All of this brings us back to Q. While Q isn’t available on your phone or smart home device yet, you can listen to what’s being touted as “the first genderless voice” here. So, how did the folks behind Project Q settle on their sound? The first step was to record dozens of people — nonbinary folks, trans and cis women, and trans and cis men. At first, Nis Nørgaard, one of the sound designers, thought they might layer the voices, thus merging them into “some kind of average,” but this method didn’t pan out.

Instead, Nørgaard honed in on a voice that registered between what our binary-cultured brains would consider masculine or feminine — something based largely on frequency, or pitch. “It was really tricky, because your brain can tell if the voice has been pitched up and down,” Nørgaard told Wired. “It was difficult to work with these voices without destroying them.” Four Q variants were played for a survey of 4,500 people and, based on feedback, developers landed on what is now Q’s genderless, or gender-neutral, voice.

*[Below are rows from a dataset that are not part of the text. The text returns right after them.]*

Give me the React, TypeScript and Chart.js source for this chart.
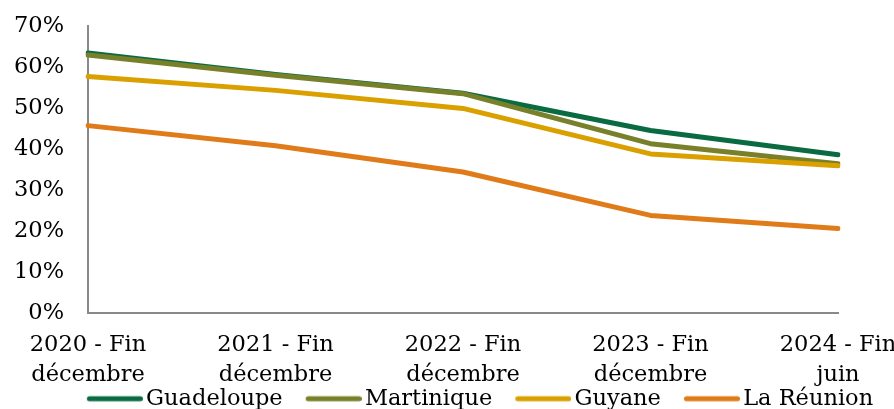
import React, { useEffect, useRef } from "react";
import { Chart, registerables } from "chart.js";

Chart.register(...registerables);

const categories: string[][] = [
  ["2020 - Fin", "décembre"],
  ["2021 - Fin", "décembre"],
  ["2022 - Fin", "décembre"],
  ["2023 - Fin", "décembre"],
  ["2024 - Fin", "juin"],
];

const guadeloupe = [63.4, 58.2, 53.6, 44.5, 38.6];
const martinique = [62.9, 58.0, 53.5, 41.3, 36.4];
const guyane = [57.7, 54.3, 49.9, 38.8, 35.9];
const reunion = [45.7, 40.8, 34.4, 23.8, 20.6];

const seriesNames = ["Guadeloupe", "Martinique", "Guyane", "La Réunion"];
const seriesColors = ["#0A6B42", "#78802A", "#D9A000", "#E07B1A"];

const FONT = "'DejaVu Serif', serif";
const FONT_SIZE = 22.5;

function legendLine(color: string): HTMLCanvasElement {
  const c = document.createElement("canvas");
  c.width = 64;
  c.height = 8;
  const ctx = c.getContext("2d")!;
  ctx.strokeStyle = color;
  ctx.lineWidth = 5;
  ctx.lineCap = "round";
  ctx.beginPath();
  ctx.moveTo(10.5, 4);
  ctx.lineTo(61.5, 4);
  ctx.stroke();
  return c;
}

export default function App() {
  const ref = useRef<HTMLCanvasElement | null>(null);

  useEffect(() => {
    if (!ref.current) return;
    const values = [guadeloupe, martinique, guyane, reunion];
    const legendShift = {
      id: "legendShift",
      afterLayout(chart: any) {
        const lg = chart.legend;
        if (lg) {
          lg.left += 26;
          lg.right += 26;
          lg.top -= 25;
          lg.bottom -= 25;
        }
      },
    };
    const chart = new Chart(ref.current, {
      type: "line",
      data: {
        labels: categories,
        datasets: values.map((v, i) => ({
          label: seriesNames[i],
          data: v,
          borderColor: seriesColors[i],
          backgroundColor: seriesColors[i],
          borderWidth: 5,
          borderCapStyle: "round" as const,
          borderJoinStyle: "round" as const,
          pointRadius: 0,
          pointStyle: legendLine(seriesColors[i]) as any,
          tension: 0,
          fill: false,
          order: 4 - i,
        })),
      },
      plugins: [legendShift],
      options: {
        animation: false,
        responsive: false,
        maintainAspectRatio: false,
        layout: { padding: { top: 18, left: 6, right: 0, bottom: 0 } },
        scales: {
          x: {
            offset: false,
            grid: {
              display: true,
              drawOnChartArea: false,
              drawTicks: true,
              tickLength: 18,
              color: "rgba(0,0,0,0)",
            },
            border: { display: true, color: "#898989", width: 2 },
            ticks: {
              color: "#000",
              font: { family: FONT, size: FONT_SIZE, lineHeight: 1.3 },
              padding: 0,
              maxRotation: 0,
              autoSkip: false,
            },
            afterFit: (scale: any) => {
              scale.paddingLeft = 0;
              scale.paddingRight = 56;
            },
          },
          y: {
            min: 0,
            max: 70,
            grid: { display: false, drawTicks: false },
            border: { display: true, color: "#898989", width: 2 },
            ticks: {
              stepSize: 10,
              color: "#000",
              font: { family: FONT, size: FONT_SIZE },
              padding: 24,
              callback: (v: any) => `${v}%`,
            },
            afterFit: (scale: any) => {
              scale.paddingTop = 0;
              scale.paddingBottom = 0;
              scale.width = scale.width - 24;
            },
          },
        },
        plugins: {
          tooltip: { enabled: false },
          legend: {
            position: "bottom",
            labels: {
              color: "#000",
              font: { family: FONT, size: FONT_SIZE },
              usePointStyle: true,
              pointStyleWidth: 48,
              boxHeight: 5,
              padding: 23,
              sort: (a: any, b: any) => a.datasetIndex - b.datasetIndex,
            },
          },
        },
      },
    });
    return () => chart.destroy();
  }, []);

  return (
    <div
      style={{
        position: "fixed",
        top: 8,
        left: 8,
        width: 886,
        height: 401,
        overflow: "hidden",
      }}
    >
      <canvas ref={ref} width={886} height={437} style={{ display: "block" }} />
    </div>
  );
}
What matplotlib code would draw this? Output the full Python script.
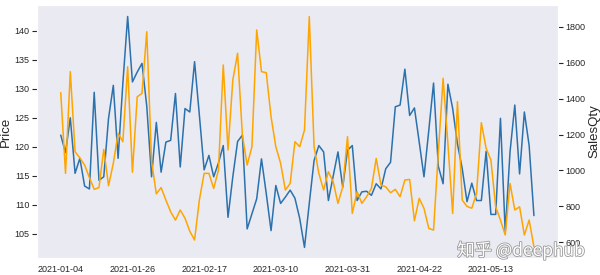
import matplotlib
matplotlib.use('Agg')
import matplotlib.pyplot as plt
import matplotlib.patheffects as pe
import numpy as np
import pandas as pd
import seaborn as sns

# trading days (US market holidays removed)
holidays = ['2021-01-18', '2021-02-15', '2021-04-02']
dates = pd.bdate_range('2021-01-04', periods=100, freq='C', holidays=holidays)

price = [122.0, 119.0, 125.0, 115.4, 118.0, 113.2, 112.7, 129.4, 114.2, 114.8,
         124.9, 130.6, 118.0, 131.0, 142.5, 131.2, 132.9, 134.4, 127.0, 114.8,
         124.2, 115.6, 120.8, 121.1, 129.2, 116.5, 126.6, 126.0, 134.7, 125.5,
         116.0, 118.5, 114.8, 117.2, 120.2, 107.8, 114.8, 120.9, 122.0, 105.8,
         108.4, 111.0, 117.9, 111.9, 105.5, 113.3, 110.2, 111.3, 112.5, 111.1,
         107.6, 102.6, 110.2, 117.6, 120.2, 119.1, 110.7, 114.9, 119.1, 113.0,
         119.4, 120.2, 110.7, 112.2, 112.3, 111.6, 113.6, 112.7, 116.2, 117.3,
         126.9, 127.2, 133.4, 125.4, 126.7, 120.8, 114.8, 122.8, 131.0, 116.6,
         113.6, 130.8, 126.6, 120.5, 116.2, 110.5, 113.7, 110.7, 110.7, 119.2,
         108.3, 108.3, 124.9, 105.2, 119.1, 127.2, 115.3, 126.0, 120.2, 108.1]

sales_qty = [1433, 984, 1550, 1104, 1070, 1030, 960, 895, 905, 1117,
             915, 1040, 1207, 1160, 1577, 990, 1410, 1429, 1772, 1050,
             870, 905, 835, 770, 724, 780, 734, 662, 613, 835,
             984, 984, 900, 1002, 1587, 1114, 1503, 1652, 1197, 1030,
             1132, 1782, 1550, 1544, 1299, 1132, 1040, 891, 928, 1160,
             1132, 1225, 1856, 1132, 984, 891, 993, 937, 817, 909,
             1188, 761, 882, 817, 854, 900, 1067, 919, 909, 876,
             895, 854, 947, 950, 720, 845, 789, 678, 668, 1100,
             1513, 1150, 761, 1383, 835, 800, 790, 873, 1266, 1123,
             1058, 798, 724, 641, 928, 780, 798, 641, 724, 576]

labels = [d.strftime('%Y-%m-%d') for d in dates]
x = np.arange(len(labels))

sns.set_style('dark')
plt.rcParams['font.family'] = ['Liberation Sans', 'DejaVu Sans']

fig = plt.figure(figsize=(6, 2.75), dpi=100)
ax = fig.add_axes([0.0618, 0.0625, 0.8675, 0.9195])
ax.plot(x, price, color='#2b72ad', lw=1.1)
ax.set_ylabel('Price', fontsize=9.5, labelpad=2)
ax.set_ylim(100.8, 144.5)
ax.set_xlim(-4.95, 103.95)
ax.set_xticks(x[::15])
ax.set_xticklabels(labels[::15])
ax.tick_params(labelsize=6.5, pad=2)

ax2 = ax.twinx()
ax2.plot(x, sales_qty, color='orange', lw=1.1)
ax2.set_ylabel('SalesQty', fontsize=9.5, labelpad=2)
ax2.set_ylim(514, 1921)
ax2.set_yticks([600, 800, 1000, 1200, 1400, 1600, 1800])
ax2.tick_params(labelsize=6.5, pad=2)
ax2.grid(False)

# watermark
fig.text(0.975, 0.055, '知乎 @deephub', ha='right', va='bottom', fontsize=12.5,
         color='white', family=['Noto Sans CJK SC', 'DejaVu Sans'],
         path_effects=[pe.withStroke(linewidth=1.2, foreground='#9a9a9a')])

fig.savefig('out.png', dpi=100)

While Q, or other gender-neutral intelligent virtual assistants, have yet to be integrated into mainstream tech, it’s clear that moving away from the gender binary is a movement that can be bolstered by advances in technology. “[Q] plays with our urge to put people into boxes,” Project Q linguist Kristina Hultgren told Wired, “and therefore has the potential to push people’s boundaries and broaden their horizons.”